Day 26 ushers in a wicked case of “veldtshmertz” (what the Germans would call world sadness) and I can no longer watch CNN or any news program for that matter. Suddenly, any world event has me reeling on the verge of an existential crisis.

Days 27 and 28 are spent with a full-blown case of the “bitchies” and if my beloved is reading this… I apologize for the 24 days a year he has had to endure said wrath over the last 16 years. When I sit down and do the math- that is collectively over a years supply of prime grade evil.

I will pick fights just to have them. I will make unholy requests of any relationship around me. Even more “untrue to form” is the fact that during this period of time, I develop an insane craving for all things deli and M&M pretzels.

Yes, dear sisters, me, the health freak spends 2 days a month fighting off the inner pull for chopped liver on rye and candied covered salt. It’s a world gone mad.

But it turns out; none of it is my fault…

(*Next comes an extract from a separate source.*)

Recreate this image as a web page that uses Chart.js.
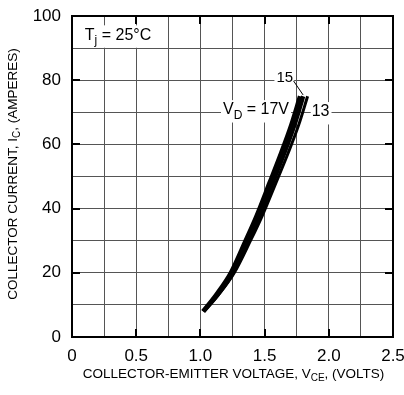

A recent study presented at the American Society for Reproductive Medicine in Denver, Colorado in October, 2009 shows that the women’s’ brains are significantly affected at various stages of the menstrual cycle.

The study took MRI’s of more than two dozen women while they were looking at different pictures and had them rate the photos as pleasant, unpleasant or neutral. The same photos were shown to all women at different stages during their cycle.

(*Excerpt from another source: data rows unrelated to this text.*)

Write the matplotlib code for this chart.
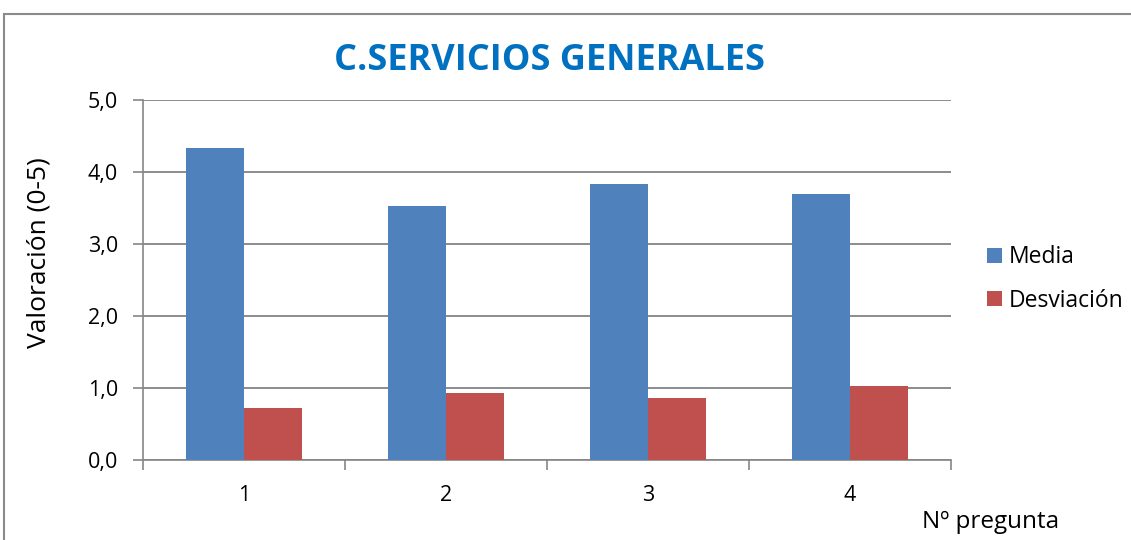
import matplotlib
matplotlib.use("Agg")
import matplotlib.pyplot as plt
import numpy as np
from matplotlib.patches import Rectangle
from matplotlib.ticker import FuncFormatter

categories = ["1", "2", "3", "4"]
media = [4.33, 3.53, 3.83, 3.70]
desviacion = [0.72, 0.93, 0.86, 1.03]
series_names = ["Media", "Desviación"]
title = "C.SERVICIOS GENERALES"
ylabel = "Valoración (0-5)"
xlabel = "Nº pregunta"

plt.rcParams['font.family'] = ['Open Sans', 'DejaVu Sans']

W, H = 1131, 540
fig = plt.figure(figsize=(W / 100, H / 100), dpi=100)
fig.patch.set_facecolor("white")

# outer frame
fig.patches.append(Rectangle((4 / W, -0.1), 1.2, (H - 14) / H + 0.1, transform=fig.transFigure,
                             fill=False, edgecolor="#8a8a8a", linewidth=1.5, zorder=0))

ax = fig.add_axes([143 / W, 1 - 460 / H, (951 - 143) / W, (460 - 100) / H])
x = np.arange(len(categories))
bw = 0.285
blue = "#4F81BD"
red = "#C0504D"
ax.bar(x - bw / 2, media, bw, color=blue, label=series_names[0], zorder=3)
ax.bar(x + bw / 2, desviacion, bw, color=red, label=series_names[1], zorder=3)

ax.set_xlim(-0.5, len(categories) - 0.5)
ax.set_ylim(0, 5)
ax.set_yticks(np.arange(0, 5.01, 1.0))
ax.yaxis.set_major_formatter(FuncFormatter(lambda v, p: f"{v:.1f}".replace(".", ",")))
ax.set_xticks(x)
ax.set_xticklabels(categories)
ax.set_xticks(np.arange(-0.5, len(categories), 1.0), minor=True)
ax.tick_params(axis="x", which="major", length=0, pad=18, labelsize=15.5)
ax.tick_params(axis="x", which="minor", length=7, width=1.2, color="#868686")
ax.tick_params(axis="y", length=7, width=1.2, color="#868686", labelsize=15.5, pad=11)

ax.grid(axis="y", color="#8c8c8c", linewidth=1.4, zorder=0)
for s in ["top", "right"]:
    ax.spines[s].set_visible(False)
for s in ["left", "bottom"]:
    ax.spines[s].set_color("#868686")
    ax.spines[s].set_linewidth(1.2)

fig.text(549 / W, 1 - 61 / H, title, ha="center", va="center", fontsize=26,
         fontweight="bold", color="#0070C0")
fig.text(39 / W, 1 - 253 / H, ylabel, rotation=90, ha="center", va="center", fontsize=19)
fig.text(991 / W, 1 - 522 / H, xlabel, ha="center", va="center", fontsize=17.5)

leg = ax.legend(loc="center left", bbox_to_anchor=(976 / W, 1 - 279 / H),
                bbox_transform=fig.transFigure, frameon=False, fontsize=16.5,
                handlelength=0.65, handleheight=0.65, handletextpad=0.3,
                labelspacing=0.85, borderpad=0)

fig.savefig("out.png", dpi=100)
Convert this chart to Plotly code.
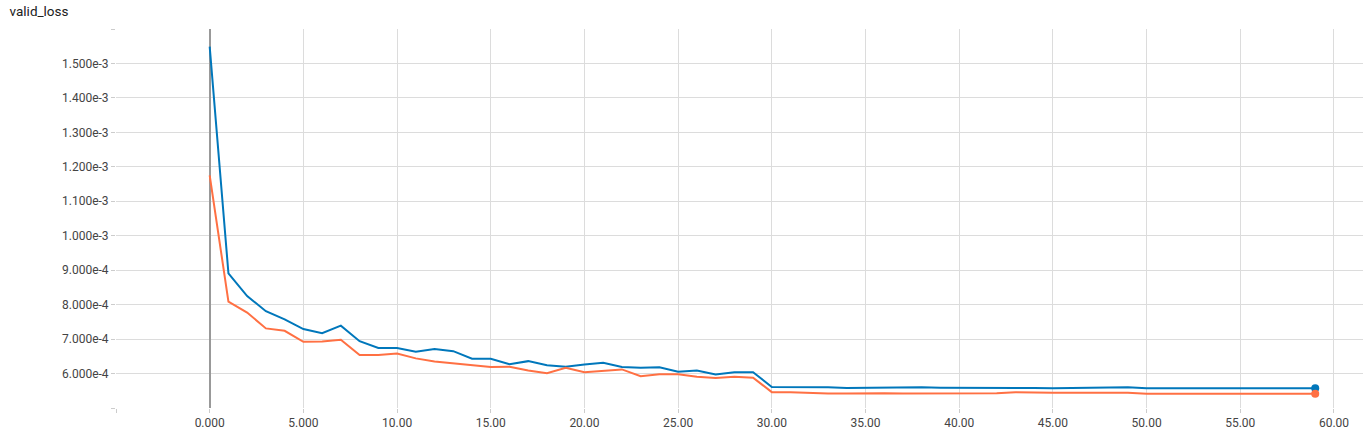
import plotly.graph_objects as go

title = "valid_loss"

steps = list(range(60))

blue_loss = [
    1.549e-3, 8.91e-4, 8.25e-4, 7.81e-4, 7.57e-4, 7.29e-4, 7.17e-4, 7.39e-4, 6.94e-4, 6.74e-4,
    6.74e-4, 6.63e-4, 6.71e-4, 6.65e-4, 6.43e-4, 6.43e-4, 6.27e-4, 6.36e-4, 6.24e-4, 6.20e-4,
    6.26e-4, 6.31e-4, 6.19e-4, 6.17e-4, 6.18e-4, 6.05e-4, 6.09e-4, 5.97e-4, 6.04e-4, 6.04e-4,
    5.61e-4, 5.61e-4, 5.60e-4, 5.60e-4, 5.58e-4, 5.59e-4, 5.59e-4, 5.59e-4, 5.60e-4, 5.59e-4,
    5.59e-4, 5.59e-4, 5.59e-4, 5.60e-4, 5.58e-4, 5.57e-4, 5.58e-4, 5.58e-4, 5.59e-4, 5.60e-4,
    5.57e-4, 5.57e-4, 5.57e-4, 5.57e-4, 5.57e-4, 5.57e-4, 5.57e-4, 5.57e-4, 5.57e-4, 5.57e-4,
]

orange_loss = [
    1.175e-3, 8.09e-4, 7.77e-4, 7.31e-4, 7.24e-4, 6.92e-4, 6.93e-4, 6.98e-4, 6.54e-4, 6.54e-4,
    6.58e-4, 6.44e-4, 6.35e-4, 6.30e-4, 6.23e-4, 6.19e-4, 6.20e-4, 6.09e-4, 6.01e-4, 6.17e-4,
    6.04e-4, 6.07e-4, 6.12e-4, 5.92e-4, 5.98e-4, 5.98e-4, 5.91e-4, 5.87e-4, 5.91e-4, 5.88e-4,
    5.46e-4, 5.46e-4, 5.43e-4, 5.42e-4, 5.42e-4, 5.43e-4, 5.43e-4, 5.42e-4, 5.42e-4, 5.42e-4,
    5.42e-4, 5.43e-4, 5.43e-4, 5.46e-4, 5.44e-4, 5.44e-4, 5.44e-4, 5.44e-4, 5.44e-4, 5.44e-4,
    5.41e-4, 5.41e-4, 5.41e-4, 5.41e-4, 5.41e-4, 5.41e-4, 5.41e-4, 5.41e-4, 5.41e-4, 5.41e-4,
]

x_tickvals = [-5, 0, 5, 10, 15, 20, 25, 30, 35, 40, 45, 50, 55, 60]
x_ticktext = ["", "0.000", "5.000", "10.00", "15.00", "20.00", "25.00", "30.00",
              "35.00", "40.00", "45.00", "50.00", "55.00", "60.00"]

y_tickvals = [5e-4, 6e-4, 7e-4, 8e-4, 9e-4, 1.0e-3, 1.1e-3, 1.2e-3, 1.3e-3, 1.4e-3, 1.5e-3, 1.6e-3]
y_ticktext = ["", "6.000e-4", "7.000e-4", "8.000e-4", "9.000e-4", "1.000e-3", "1.100e-3",
              "1.200e-3", "1.300e-3", "1.400e-3", "1.500e-3", ""]

blue = "#0077bb"
orange = "#ff7043"

fig = go.Figure()
for ys, col in [(blue_loss, blue), (orange_loss, orange)]:
    fig.add_trace(go.Scatter(x=steps, y=ys, mode="lines",
                             line=dict(color=col, width=2), hoverinfo="skip"))
    fig.add_trace(go.Scatter(x=[steps[-1]], y=[ys[-1]], mode="markers",
                             marker=dict(color=col, size=8), hoverinfo="skip"))

fig.update_layout(
    width=1363, height=432,
    margin=dict(l=116, r=0, t=29, b=24),
    paper_bgcolor="white", plot_bgcolor="white",
    showlegend=False,
    font=dict(family="Roboto, sans-serif", size=12, color="#444"),
    title=dict(text=title, x=0.007, xanchor="left", y=0.985, yanchor="top",
               font=dict(size=13.5, color="#212121")),
)
fig.update_xaxes(range=[-5, 61.55], tickvals=x_tickvals, ticktext=x_ticktext,
                 showgrid=True, gridcolor="#dcdcdc", gridwidth=1,
                 zeroline=True, zerolinecolor="#999", zerolinewidth=1.5,
                 ticks="outside", ticklen=4, tickcolor="#ccc", showline=False)
fig.update_yaxes(range=[5e-4, 1.6e-3], tickvals=y_tickvals, ticktext=y_ticktext,
                 showgrid=True, gridcolor="#dcdcdc", gridwidth=1, zeroline=False,
                 ticks="outside", ticklen=4, tickcolor="#ccc", showline=False)

# the page body has an 8px default margin; drop it so the figure fills the window
fig.write_html("out.html", config={"displayModeBar": False},
               post_script="document.body.style.margin='0';")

At each instance an MRI was taken of their brains while they were viewing the photos.

In the early stage of the menstrual cycle (called the follicular phase- my days 7-12), no areas of the women's brains showed significantly increased activation while viewing the pictures.

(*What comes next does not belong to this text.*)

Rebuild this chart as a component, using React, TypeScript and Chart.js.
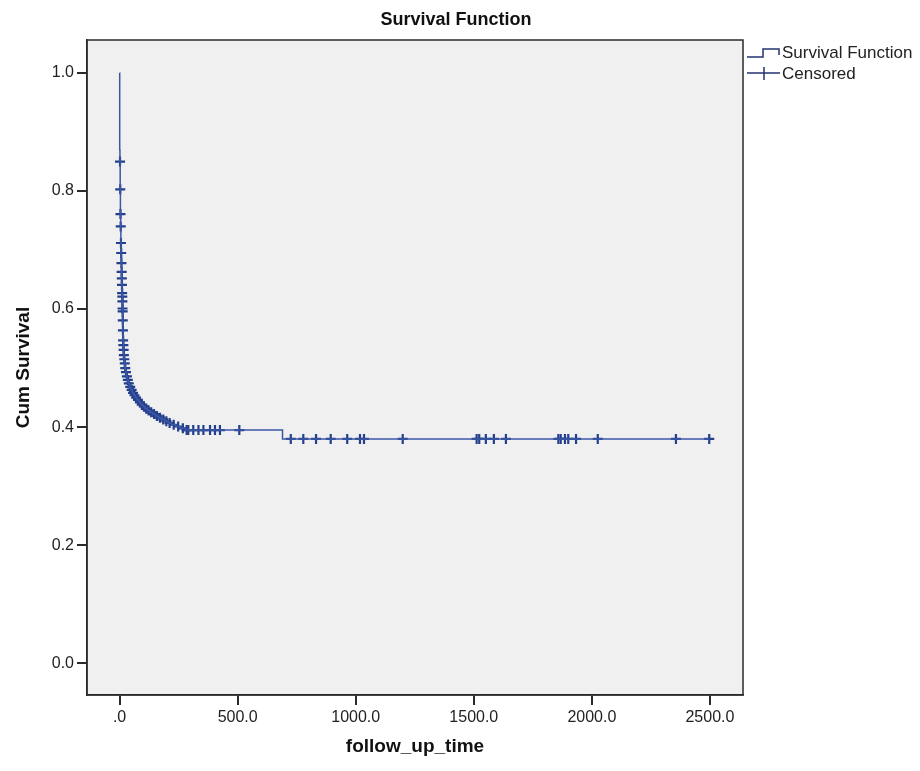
import React, { useEffect, useRef } from "react";
import { Chart, registerables } from "chart.js";

Chart.register(...registerables);

const chartTitle = "Survival Function";
const xAxisTitle = "follow_up_time";
const yAxisTitle = "Cum Survival";
const legendLabels = ["Survival Function", "Censored"];

const xTickValues = [0, 500, 1000, 1500, 2000, 2500];
const xTickLabels = [".0", "500.0", "1000.0", "1500.0", "2000.0", "2500.0"];
const yTickValues = [0, 0.2, 0.4, 0.6, 0.8, 1.0];
const yTickLabels = ["0.0", "0.2", "0.4", "0.6", "0.8", "1.0"];

// Kaplan-Meier step function: time, survival after that time
const curveTimes = [
  0, 0.5, 1.5, 2.5, 3.5, 4.5, 5.5, 6.5, 7.5, 8.5,
  9.2, 9.8, 10.5, 11.2, 11.8, 12.2, 12.8, 13.2, 13.8, 14.5,
  15.5, 16.5, 17.5, 19, 21, 23, 26, 29, 33, 37,
  42, 48, 54, 60, 67, 74, 82, 90, 99, 108,
  118, 128, 140, 152, 165, 178, 192, 205, 220, 238,
  258, 278, 690, 2497,
];
const curveSurv = [
  1.0, 0.87, 0.85, 0.803, 0.761, 0.74, 0.712, 0.695, 0.678, 0.663,
  0.652, 0.641, 0.627, 0.621, 0.613, 0.601, 0.596, 0.581, 0.564, 0.547,
  0.539, 0.531, 0.522, 0.515, 0.508, 0.5, 0.493, 0.486, 0.48, 0.474,
  0.468, 0.463, 0.458, 0.454, 0.45, 0.446, 0.442, 0.438, 0.435, 0.431,
  0.428, 0.425, 0.422, 0.419, 0.416, 0.413, 0.41, 0.407, 0.404, 0.401,
  0.398, 0.395, 0.38, 0.38,
];

// Censored observations
const censorTimes = [
  1.8, 2.8, 3.8, 4.8, 5.8, 6.8, 7.8, 8.8, 9.5, 10.1,
  10.8, 11.5, 12.0, 12.5, 13.0, 13.5, 14.1, 15, 16, 17,
  18, 20, 22, 24, 27, 31, 35, 39, 45, 51,
  57, 63, 70, 78, 86, 94, 103, 113, 123, 134,
  146, 158, 171, 185, 198, 212, 229, 248, 268, 284,
  291, 312, 334, 355, 383, 404, 425, 507,
  725, 778, 832, 894, 964, 1018, 1035, 1199, 1512, 1523,
  1551, 1585, 1636, 1858, 1868, 1886, 1900, 1933, 2025, 2356, 2497,
];
const censorSurv = [
  0.85, 0.803, 0.761, 0.74, 0.712, 0.695, 0.678, 0.663, 0.652, 0.641,
  0.627, 0.621, 0.613, 0.601, 0.596, 0.581, 0.564, 0.547, 0.539, 0.531,
  0.522, 0.515, 0.508, 0.5, 0.493, 0.486, 0.48, 0.474, 0.468, 0.463,
  0.458, 0.454, 0.45, 0.446, 0.442, 0.438, 0.435, 0.431, 0.428, 0.425,
  0.422, 0.419, 0.416, 0.413, 0.41, 0.407, 0.404, 0.401, 0.398, 0.395,
  0.395, 0.395, 0.395, 0.395, 0.395, 0.395, 0.395, 0.395,
  0.38, 0.38, 0.38, 0.38, 0.38, 0.38, 0.38, 0.38, 0.38, 0.38,
  0.38, 0.38, 0.38, 0.38, 0.38, 0.38, 0.38, 0.38, 0.38, 0.38, 0.38,
];

const FONT = "'Liberation Sans', Arial, sans-serif";
const lineColor = "#3b57a6";
const markColor = "#24408c";
const legendColor = "#22346e";

export default function App() {
  const ref = useRef<HTMLCanvasElement>(null);

  useEffect(() => {
    document.body.style.margin = "0";
    const canvas = ref.current;
    if (!canvas) return;

    const decor = {
      id: "decor",
      beforeDraw(chart: any) {
        const { ctx, chartArea: a } = chart;
        ctx.save();
        ctx.fillStyle = "#ffffff";
        ctx.fillRect(0, 0, chart.width, chart.height);
        ctx.fillStyle = "#f0f0f0";
        ctx.fillRect(a.left, a.top, a.right - a.left, a.bottom - a.top);
        ctx.restore();
      },
      afterDraw(chart: any) {
        const { ctx, chartArea: a } = chart;
        ctx.save();
        // plot frame
        ctx.strokeStyle = "#2a2a2a";
        ctx.lineWidth = 1.5;
        ctx.strokeRect(a.left, a.top, a.right - a.left, a.bottom - a.top);
        // title
        ctx.fillStyle = "#111111";
        ctx.font = `bold 18px ${FONT}`;
        ctx.textAlign = "center";
        ctx.textBaseline = "middle";
        ctx.fillText(chartTitle, 456, 20);
        // legend
        const lx = a.right + 4;
        ctx.strokeStyle = legendColor;
        ctx.lineWidth = 1.5;
        ctx.beginPath();
        ctx.moveTo(lx, 57);
        ctx.lineTo(lx + 16, 57);
        ctx.lineTo(lx + 16, 49);
        ctx.lineTo(lx + 32, 49);
        ctx.lineTo(lx + 32, 55);
        ctx.stroke();
        ctx.beginPath();
        ctx.moveTo(lx, 73);
        ctx.lineTo(lx + 33, 73);
        ctx.moveTo(lx + 17, 67);
        ctx.lineTo(lx + 17, 80);
        ctx.stroke();
        ctx.fillStyle = "#222222";
        ctx.font = `17px ${FONT}`;
        ctx.textAlign = "left";
        ctx.fillText(legendLabels[0], lx + 35, 53);
        ctx.fillText(legendLabels[1], lx + 35, 74);
        ctx.restore();
      },
    };

    const chart = new Chart(canvas, {
      type: "scatter",
      data: {
        datasets: [
          {
            label: legendLabels[0],
            data: curveTimes.map((t, i) => ({ x: t, y: curveSurv[i] })),
            showLine: true,
            stepped: true,
            borderColor: lineColor,
            borderWidth: 1.5,
            pointRadius: 0,
            fill: false,
          },
          {
            label: legendLabels[1],
            data: censorTimes.map((t, i) => ({ x: t, y: censorSurv[i] })),
            showLine: false,
            pointStyle: "cross",
            pointRadius: 5,
            borderColor: markColor,
            backgroundColor: markColor,
            borderWidth: 2.2,
          },
        ],
      } as any,
      options: {
        animation: false,
        responsive: true,
        maintainAspectRatio: false,
        layout: { padding: { top: 40, right: 177, left: 0, bottom: 0 } },
        plugins: { legend: { display: false }, title: { display: false }, tooltip: { enabled: false } },
        scales: {
          x: {
            type: "linear",
            min: -138,
            max: 2640,
            afterBuildTicks: (s: any) => {
              s.ticks = xTickValues.map((v) => ({ value: v }));
            },
            afterFit: (s: any) => {
              s.height = 76;
            },
            ticks: {
              callback: (v: any) => xTickLabels[xTickValues.indexOf(Number(v))] ?? "",
              font: { family: FONT, size: 16 },
              color: "#222222",
              padding: 3,
              maxRotation: 0,
              autoSkip: false,
            },
            grid: { display: true, drawOnChartArea: false, drawTicks: true, tickLength: 10, color: "#2a2a2a", lineWidth: 2 },
            border: { display: true, color: "#2a2a2a", width: 1.5 },
            title: {
              display: true,
              text: xAxisTitle,
              font: { family: FONT, size: 19, weight: "bold" },
              color: "#111111",
              padding: { top: 0, bottom: 13 },
            },
          },
          y: {
            type: "linear",
            min: -0.054,
            max: 1.056,
            afterBuildTicks: (s: any) => {
              s.ticks = yTickValues.map((v) => ({ value: v }));
            },
            afterFit: (s: any) => {
              s.width = 87;
            },
            ticks: {
              callback: (v: any) => {
                const i = yTickValues.findIndex((t) => Math.abs(t - Number(v)) < 1e-9);
                return i >= 0 ? yTickLabels[i] : "";
              },
              font: { family: FONT, size: 16 },
              color: "#222222",
              padding: 3,
              autoSkip: false,
            },
            grid: { display: true, drawOnChartArea: false, drawTicks: true, tickLength: 10, color: "#2a2a2a", lineWidth: 2 },
            border: { display: true, color: "#2a2a2a", width: 1.5 },
            title: {
              display: true,
              text: yAxisTitle,
              font: { family: FONT, size: 19, weight: "bold" },
              color: "#111111",
              padding: { top: 12, bottom: 0 },
            },
          },
        },
      } as any,
      plugins: [decor],
    });

    return () => chart.destroy();
  }, []);

  return (
    <div style={{ position: "absolute", left: 0, top: 0, width: 920, height: 771 }}>
      <canvas ref={ref} />
    </div>
  );
}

During the midpoint of their menstrual cycle, when hormone levels were higher, the women had increased activity in the lateral prefrontal cortex and other areas of the brain involved in processing emotional information, the researchers found.

By the later phases of the cycle (days 20-28) the activity in the lateral prefrontal cortex was at its highest.

The prefrontal cortex plays a huge role in goal oriented behaviour and emotional response.

The fact that this study shows a correlation between hormonal levels and certain activity is no surprise to most women out there.

Who among us has not felt freaking crazy during the later parts of our monthly cycle??

Previous studies have found that the rate of affective disorders (mood disorders) is two times higher in women than in men. Many experts believe this difference is from sex hormones. Perhaps there is some truth to this, but further studies need to be held before we can blame our “girly parts” for all things crazy.

SO science wins again! I am not a bitch…. It’s just my prefrontal cortex in a bad episode of GIRLS GONE WILD. Whatever will I do?

For now, I’ll count out my life in teaspoons of hormones to paraphrase T.S. Eliot. I’m sure he suffered from a great deal of sadness. If only the dude had a uterus…. He’d have someone to share the responsibility.